5. Add a Solid Wood or MDF Panel to Your Hollow Door
The vast majority of modern interior doors are hollow-core, consisting of two thin veneers over a cardboard honeycomb interior. These doors are essentially echo chambers that offer almost no resistance to noise. Gluing a 1/2-inch sheet of Medium Density Fiberboard (MDF) to the door face is a highly effective way to simulate the performance of a solid-core door.
MDF is an ideal material for this project because its high density and uniform structure make it better at damping sound than standard plywood. Use a viscoelastic damping compound, such as Green Glue, between the door and the MDF panel. This specialized adhesive stays flexible and converts sound vibrations into tiny amounts of heat, drastically increasing the door’s sound-blocking capability.
Once the panel is glued and screwed into place, the door will feel much more substantial. You can then prime and paint the MDF to match the rest of the door for a professional, integrated appearance. This method provides one of the highest returns on investment for sound reduction without the labor of replacing the entire door unit.
6. Plug the Keyhole and Gaps with Acoustic Sealant
Even if you have a heavy door and great seals, a single open keyhole or a gap in the molding can undermine the entire project. Sound waves are like water; they will pour through the smallest opening available. Standard silicone caulk will eventually dry out and crack, but acoustic sealant is designed to stay flexible for decades.

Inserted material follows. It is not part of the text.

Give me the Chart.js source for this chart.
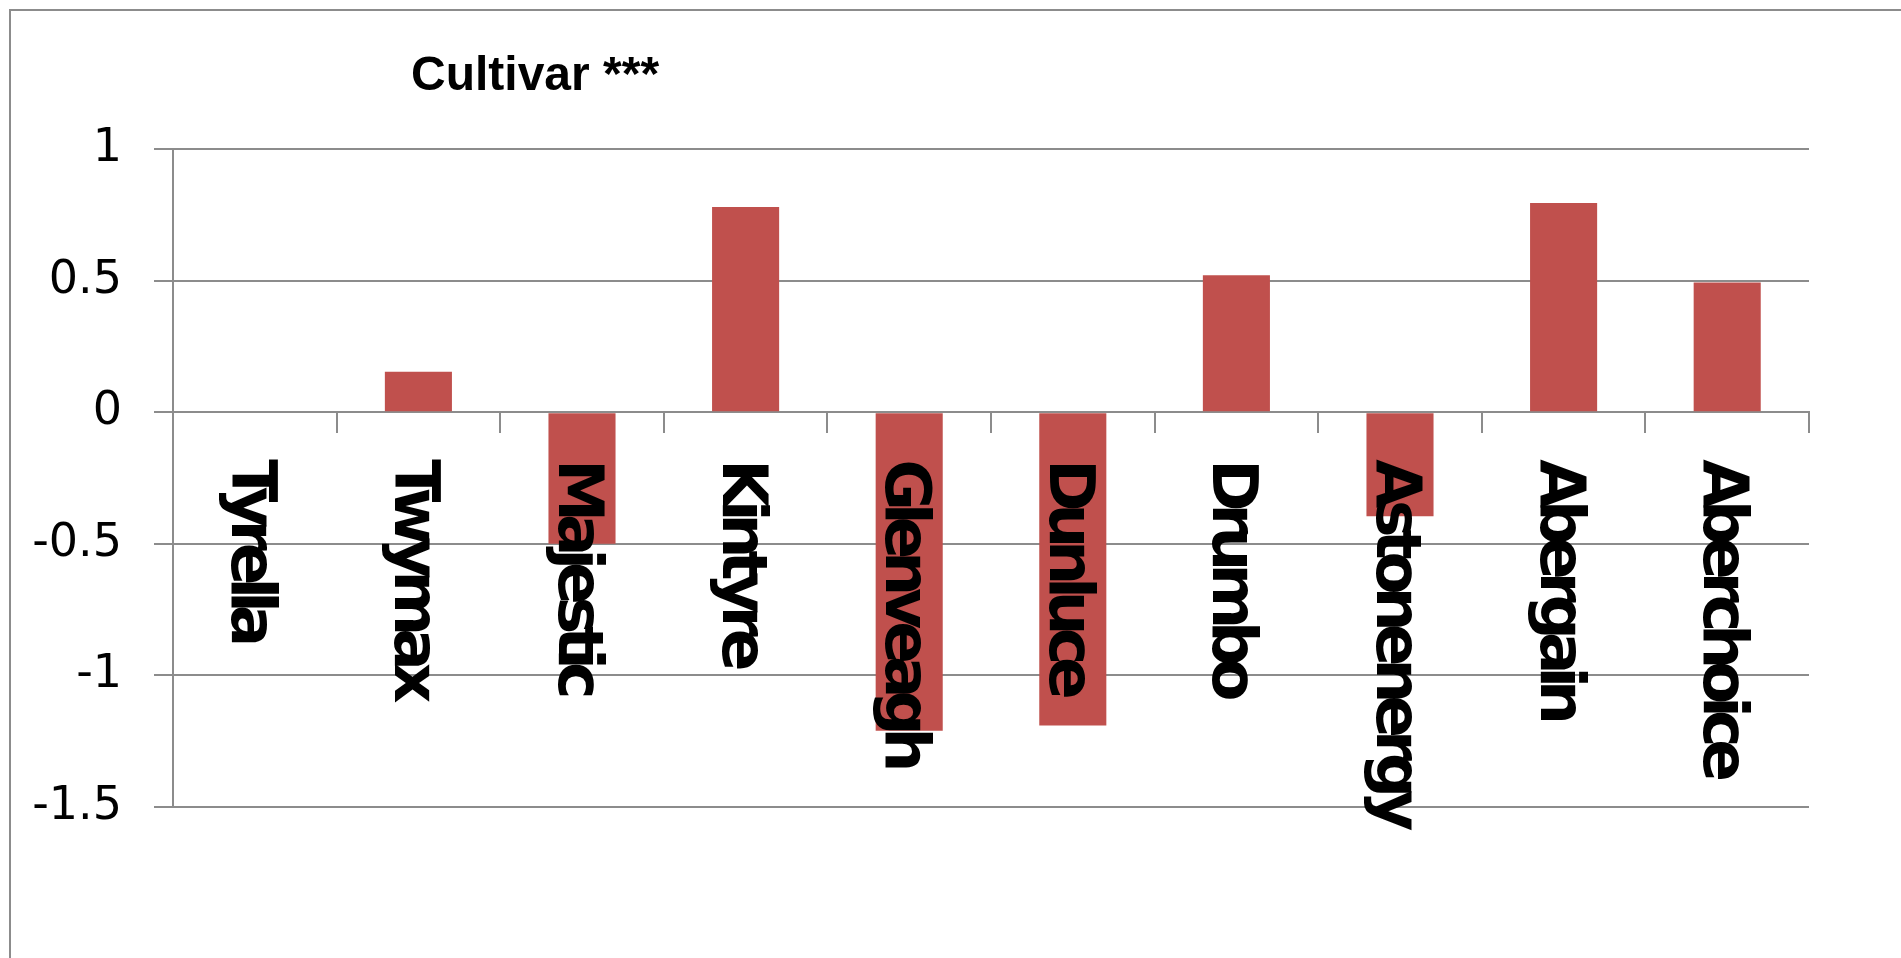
<!DOCTYPE html>
<html lang="en">
<head>
<meta charset="UTF-8">
<title>Cultivar</title>
<script src="https://cdn.jsdelivr.net/npm/chart.js"></script>
<style>
  html, body {
    margin: 0;
    padding: 0;
    background: #ffffff;
    overflow: hidden;
  }
  .wrap {
    position: relative;
    width: 1901px;
    height: 958px;
  }
  /* outer chart border, runs off the right and bottom edges */
  .frame {
    position: absolute;
    left: 9px;
    top: 9px;
    width: 2000px;
    height: 1000px;
    border: 2px solid #8c8c8c;
    box-sizing: border-box;
    pointer-events: none;
  }
  canvas {
    position: absolute;
    left: 0;
    top: 0;
  }
</style>
</head>
<body>
<div class="wrap">
  <canvas id="chart"></canvas>
  <div class="frame"></div>
</div>

<script>
  // effect per cultivar
  const cultivars = ['Tyrella', 'Twymax', 'Majestic', 'Kintyre', 'Glenveagh', 'Dunluce', 'Drumbo', 'Astonenergy', 'Abergain', 'Aberchoice'];
  const effect = [0, 0.154, -0.5, 0.78, -1.21, -1.19, 0.52, -0.395, 0.795, 0.493];
  const yTicks = [-1.5, -1, -0.5, 0, 0.5, 1];
  const yTickLabels = ['-1.5', '-1', '-0.5', '0', '0.5', '1'];
  const titleText = 'Cultivar ***';

  const gridColor = '#8c8c8c';

  // category names drawn top-to-bottom under the zero line, plus the title
  const labelPlugin = {
    id: 'cultivarLabels',
    afterDraw(chart) {
      const ctx = chart.ctx;
      const xs = chart.scales.x;
      const ys = chart.scales.y;
      const top = ys.getPixelForValue(0) + 47;

      ctx.save();
      ctx.fillStyle = '#000000';
      ctx.font = 'bold 63px "DejaVu Sans"';
      ctx.letterSpacing = '-8px';
      ctx.textAlign = 'left';
      ctx.textBaseline = 'alphabetic';
      cultivars.forEach((name, i) => {
        ctx.save();
        ctx.translate(xs.getPixelForValue(i), top);
        ctx.rotate(Math.PI / 2);
        ctx.fillText(name, 0, 23);
        ctx.restore();
      });

      ctx.letterSpacing = '0px';
      ctx.font = 'bold 48px "Liberation Sans"';
      ctx.fillText(titleText, 411, 90);
      ctx.restore();
    }
  };

  new Chart(document.getElementById('chart'), {
    type: 'bar',
    data: {
      labels: cultivars,
      datasets: [{
        data: effect,
        backgroundColor: '#c0504d',
        borderWidth: 0,
        barPercentage: 0.41,
        categoryPercentage: 1
      }]
    },
    options: {
      responsive: true,
      maintainAspectRatio: false,
      animation: false,
      layout: {
        padding: { top: 149, right: 92, bottom: 151, left: 0 }
      },
      plugins: {
        legend: { display: false },
        title: { display: false },
        tooltip: { enabled: false }
      },
      scales: {
        x: {
          position: { y: 0 },
          grid: {
            offset: true,
            drawOnChartArea: false,
            drawTicks: true,
            tickLength: 20,
            color: gridColor,
            lineWidth: 2
          },
          border: { display: true, color: gridColor, width: 2 },
          ticks: { display: false }
        },
        y: {
          min: -1.5,
          max: 1,
          afterBuildTicks: scale => {
            scale.ticks = yTicks.map(v => ({ value: v }));
          },
          afterFit: scale => {
            scale.width = 173;
          },
          grid: {
            color: gridColor,
            lineWidth: 2,
            tickLength: 19
          },
          border: { color: gridColor, width: 2 },
          ticks: {
            color: '#000000',
            padding: 32,
            font: { family: 'DejaVu Sans', size: 46 },
            callback: (value, i) => yTickLabels[i]
          }
        }
      }
    },
    plugins: [labelPlugin]
  });
</script>
</body>
</html>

Use this sealant to fill the gap where the door casing meets the drywall and any gaps around the strike plate. If you have an older door with a traditional skeleton keyhole, fill the internal cavity with a small piece of foam and cover it with a decorative plate. These small “leaks” are often responsible for more noise transmission than the door panel itself.
Don’t forget to check the gap between the floorboards and the door jamb. Often, there is a small void there that allows sound to travel under the wall. A quick bead of acoustic sealant in these hidden spots can provide a noticeable improvement in the overall silence of the room.

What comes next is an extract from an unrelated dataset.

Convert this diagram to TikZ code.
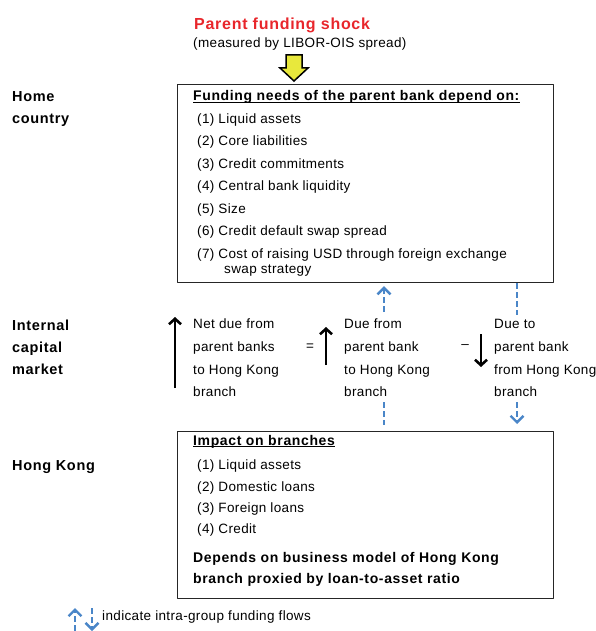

7. Apply Several Coats of Sound-Dampening Paint
Sound-dampening paint is a specialized coating infused with ceramic microspheres and sound-absorbing fillers. It works by increasing the surface density and reducing the resonance of the door material. While it is not a “magic bullet” on its own, it serves as an excellent supplemental layer when combined with other methods.

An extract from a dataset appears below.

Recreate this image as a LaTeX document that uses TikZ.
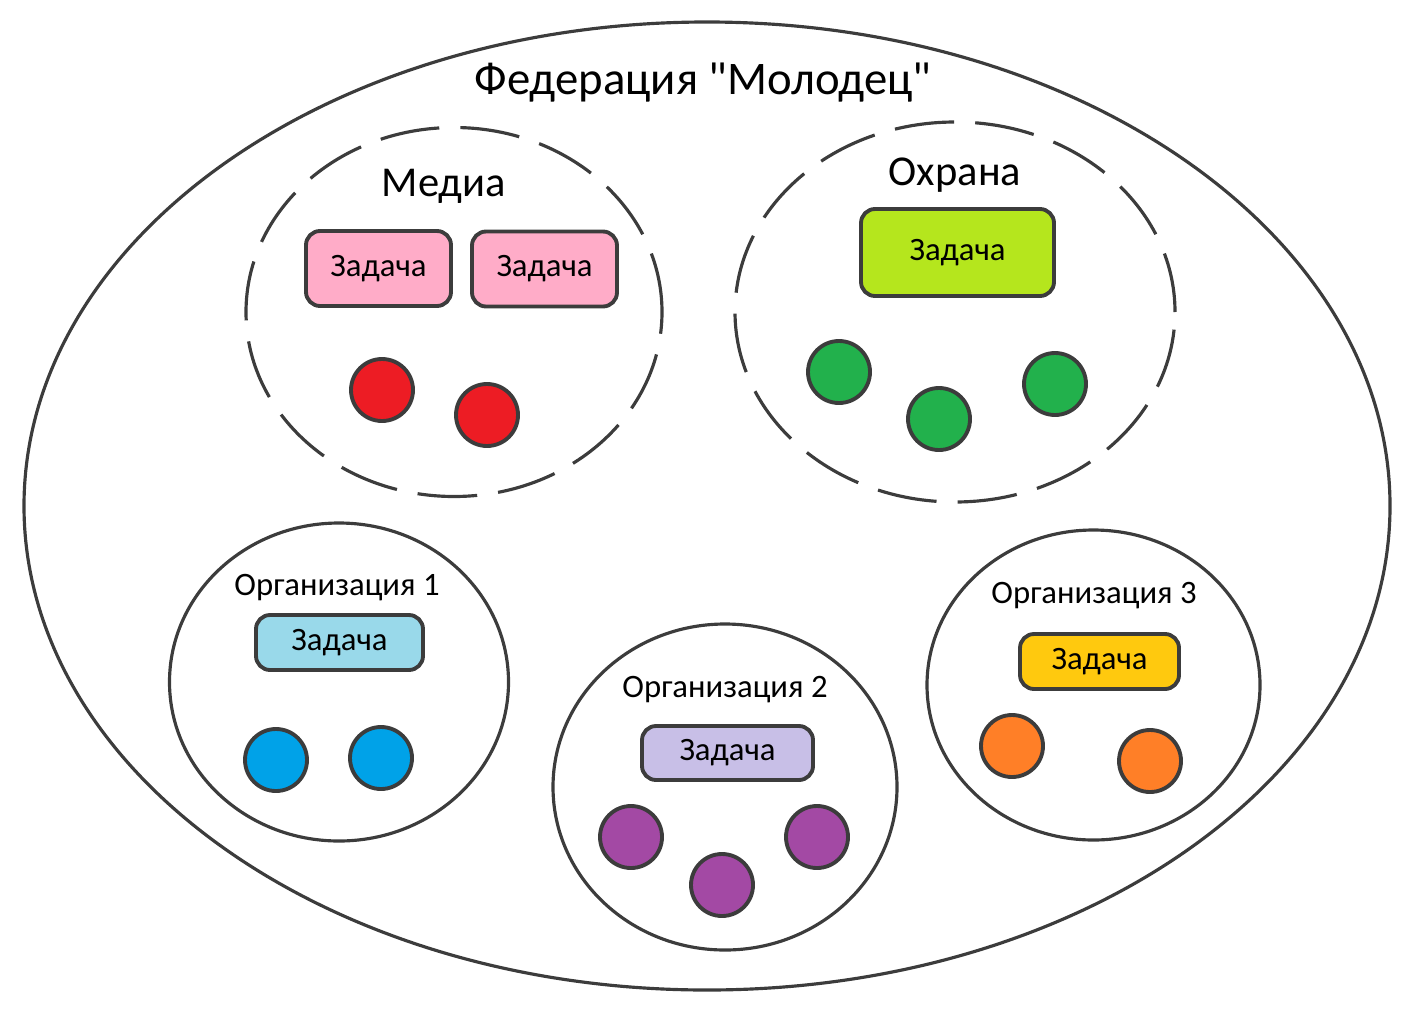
\documentclass[tikz,border=0pt]{standalone}
\usepackage{fontspec}
\setmainfont{Carlito}
\definecolor{pencil}{RGB}{60, 60, 60}
\definecolor{taskpink}{RGB}{255, 172, 200}
\definecolor{tasklime}{RGB}{181, 230, 29}
\definecolor{taskblue}{RGB}{153, 217, 234}
\definecolor{tasklilac}{RGB}{200, 191, 231}
\definecolor{taskgold}{RGB}{255, 201, 14}
\definecolor{memred}{RGB}{237, 28, 36}
\definecolor{memgreen}{RGB}{34, 177, 76}
\definecolor{memblue}{RGB}{0, 162, 232}
\definecolor{mempurple}{RGB}{163, 73, 164}
\definecolor{memorange}{RGB}{255, 127, 39}
\usetikzlibrary{shapes.geometric}

\begin{document}
\begin{tikzpicture}[
    group/.style={draw=pencil, line width=0.9pt, ellipse, inner sep=0pt},
    dept/.style={group, dash pattern=on 17pt off 6pt},
    task/.style={draw=pencil, line width=1.1pt, rounded corners=4pt, inner sep=0pt, font=\fontsize{9.3}{11}\selectfont},
    member/.style={draw=pencil, line width=1.1pt, circle, inner sep=0pt, minimum size=0.62cm},
    grouplabel/.style={inner sep=0pt, font=\fontsize{9.3}{11}\selectfont},
    deptlabel/.style={inner sep=0pt, font=\fontsize{12.1}{14}\selectfont}
  ]
  \useasboundingbox (0, 0) rectangle (14.18, -10.19);

  % Federation
  \node[group, minimum width=13.66cm, minimum height=9.68cm] (fed) at (7.07, -5.06) {};
  \node[inner sep=0pt, font=\fontsize{13.3}{16}\selectfont] (fedlabel) at (7.03, -0.83) {Федерация \textquotedbl Молодец\textquotedbl};

  % Departments
  \node[dept, minimum width=4.16cm, minimum height=3.69cm] (media) at (4.54, -3.12) {};
  \node[deptlabel] (medialabel) at (4.44, -1.86) {Медиа};
  \node[task, fill=taskpink, minimum width=1.45cm, minimum height=0.75cm] (mediatask1) at (3.785, -2.685) {Задача};
  \node[task, fill=taskpink, minimum width=1.45cm, minimum height=0.75cm] (mediatask2) at (5.445, -2.69) {Задача};
  \node[member, fill=memred] (media1) at (3.82, -3.90) {};
  \node[member, fill=memred] (media2) at (4.87, -4.15) {};

  \node[dept, minimum width=4.40cm, minimum height=3.80cm] (guard) at (9.55, -3.12) {};
  \node[deptlabel] (guardlabel) at (9.55, -1.75) {Охрана};
  \node[task, fill=tasklime, minimum width=1.93cm, minimum height=0.87cm] (guardtask) at (9.575, -2.525) {Задача};
  \node[member, fill=memgreen] (guard1) at (8.39, -3.72) {};
  \node[member, fill=memgreen] (guard2) at (9.39, -4.19) {};
  \node[member, fill=memgreen] (guard3) at (10.55, -3.84) {};

  % Organisations
  \node[group, minimum width=3.39cm, minimum height=3.18cm] (org1) at (3.39, -6.82) {};
  \node[grouplabel] (org1label) at (3.37, -5.88) {Организация 1};
  \node[task, fill=taskblue, minimum width=1.67cm, minimum height=0.55cm] (org1task) at (3.395, -6.425) {Задача};
  \node[member, fill=memblue] (org1a) at (2.76, -7.60) {};
  \node[member, fill=memblue] (org1b) at (3.81, -7.58) {};

  \node[group, minimum width=3.44cm, minimum height=3.26cm] (org2) at (7.25, -7.87) {};
  \node[grouplabel] (org2label) at (7.25, -6.90) {Организация 2};
  \node[task, fill=tasklilac, minimum width=1.71cm, minimum height=0.54cm] (org2task) at (7.275, -7.53) {Задача};
  \node[member, fill=mempurple] (org2a) at (6.31, -8.37) {};
  \node[member, fill=mempurple] (org2b) at (7.22, -8.85) {};
  \node[member, fill=mempurple] (org2c) at (8.17, -8.37) {};

  \node[group, minimum width=3.33cm, minimum height=3.10cm] (org3) at (10.935, -6.85) {};
  \node[grouplabel] (org3label) at (10.94, -5.96) {Организация 3};
  \node[task, fill=taskgold, minimum width=1.59cm, minimum height=0.55cm] (org3task) at (10.995, -6.615) {Задача};
  \node[member, fill=memorange] (org3a) at (10.12, -7.46) {};
  \node[member, fill=memorange] (org3b) at (11.50, -7.61) {};
\end{tikzpicture}
\end{document}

To see a measurable difference, you must apply at least three thick coats to both sides of the door. This paint is most effective at cutting down high-frequency noises, such as the whistle of a HVAC system or the clatter of keyboards. It acts as the final “finishing touch” that smooths out the acoustic profile of the door.
Think of sound-dampening paint as a way to “tighten up” the results of your other efforts. It won’t stop a barking dog, but it will help eliminate the “tinny” quality of sound passing through a thin door. It is also an easy way to refresh the look of the door after adding panels or vinyl layers.
Prioritizing Your Efforts: Where to Spend Your Money
When working with a limited budget, the most effective strategy is to address air gaps first. Spending $50 on a high-quality automatic door bottom and high-density foam tape will yield a greater reduction in noise than spending $150 on mass loaded vinyl without sealing the edges. Focus your initial spending on the perimeter of the door.
- Priority 1: Perimeter seals and door bottoms (The “Air Leak” stage).
- Priority 2: Adding mass via MDF panels or MLV (The “Density” stage).
- Priority 3: Damping glues and acoustic sealants (The “Optimization” stage).
If you have $100 to spend, buy the best mechanical door bottom you can find and some high-density rubber seals. If you have $300, add the damping glue and a sheet of MDF. The goal is to eliminate the easiest paths for sound before trying to stop the sound from vibrating through the solid materials.
The Biggest Mistake: Adding Mass Before Sealing Gaps
The most common error DIYers make is buying heavy blankets or expensive vinyl before they have even checked the gaps around the door. If you can see light coming through any part of the door frame, sound is getting through effortlessly. A heavy, 50-pound door with a 1/4-inch gap at the bottom will perform worse than a light door that is perfectly sealed.
Sound waves behave like a fluid; they will “pour” through any opening with very little loss in volume. This is why “flanking” noise is so frustrating—it bypasses your expensive materials. You must achieve an airtight seal before the density of the door starts to matter.
Always start by turning off the lights in the office and having someone shine a flashlight around the door frame from the other side. Every point where light leaks through is a priority for sealing. Only after the room is “light-tight” should you begin adding heavy materials to the door face.
Setting Expectations: Sound Blocking vs. Sound Muffling
It is vital to distinguish between sound blocking and sound muffling. Sound blocking requires mass and airtight seals to stop noise from entering the room. Sound muffling, or absorption, uses soft materials like blankets or foam to stop sound from bouncing around once it is already inside.
In a standard residential home, the walls themselves are often the limiting factor. Even if you make your door perfectly soundproof, noise will still travel through the hollow wall cavities and shared floor joists. These DIY door methods are designed to bring the door’s performance up to the level of the walls, not to turn the office into a professional recording studio.
Expect a significant reduction in “annoyance” rather than total silence. You will move from hearing exactly what is being said in the hallway to hearing a muffled, unintelligible murmur. This level of reduction is usually more than enough to maintain focus and professional audio quality for a home office.
Improving a home office door is a game of incremental gains. By sealing the air leaks first and then adding mass to the door panel, you can create a quiet sanctuary in even the loudest homes. Stay focused on the physics of air gaps, and you will see the best results for your time and money.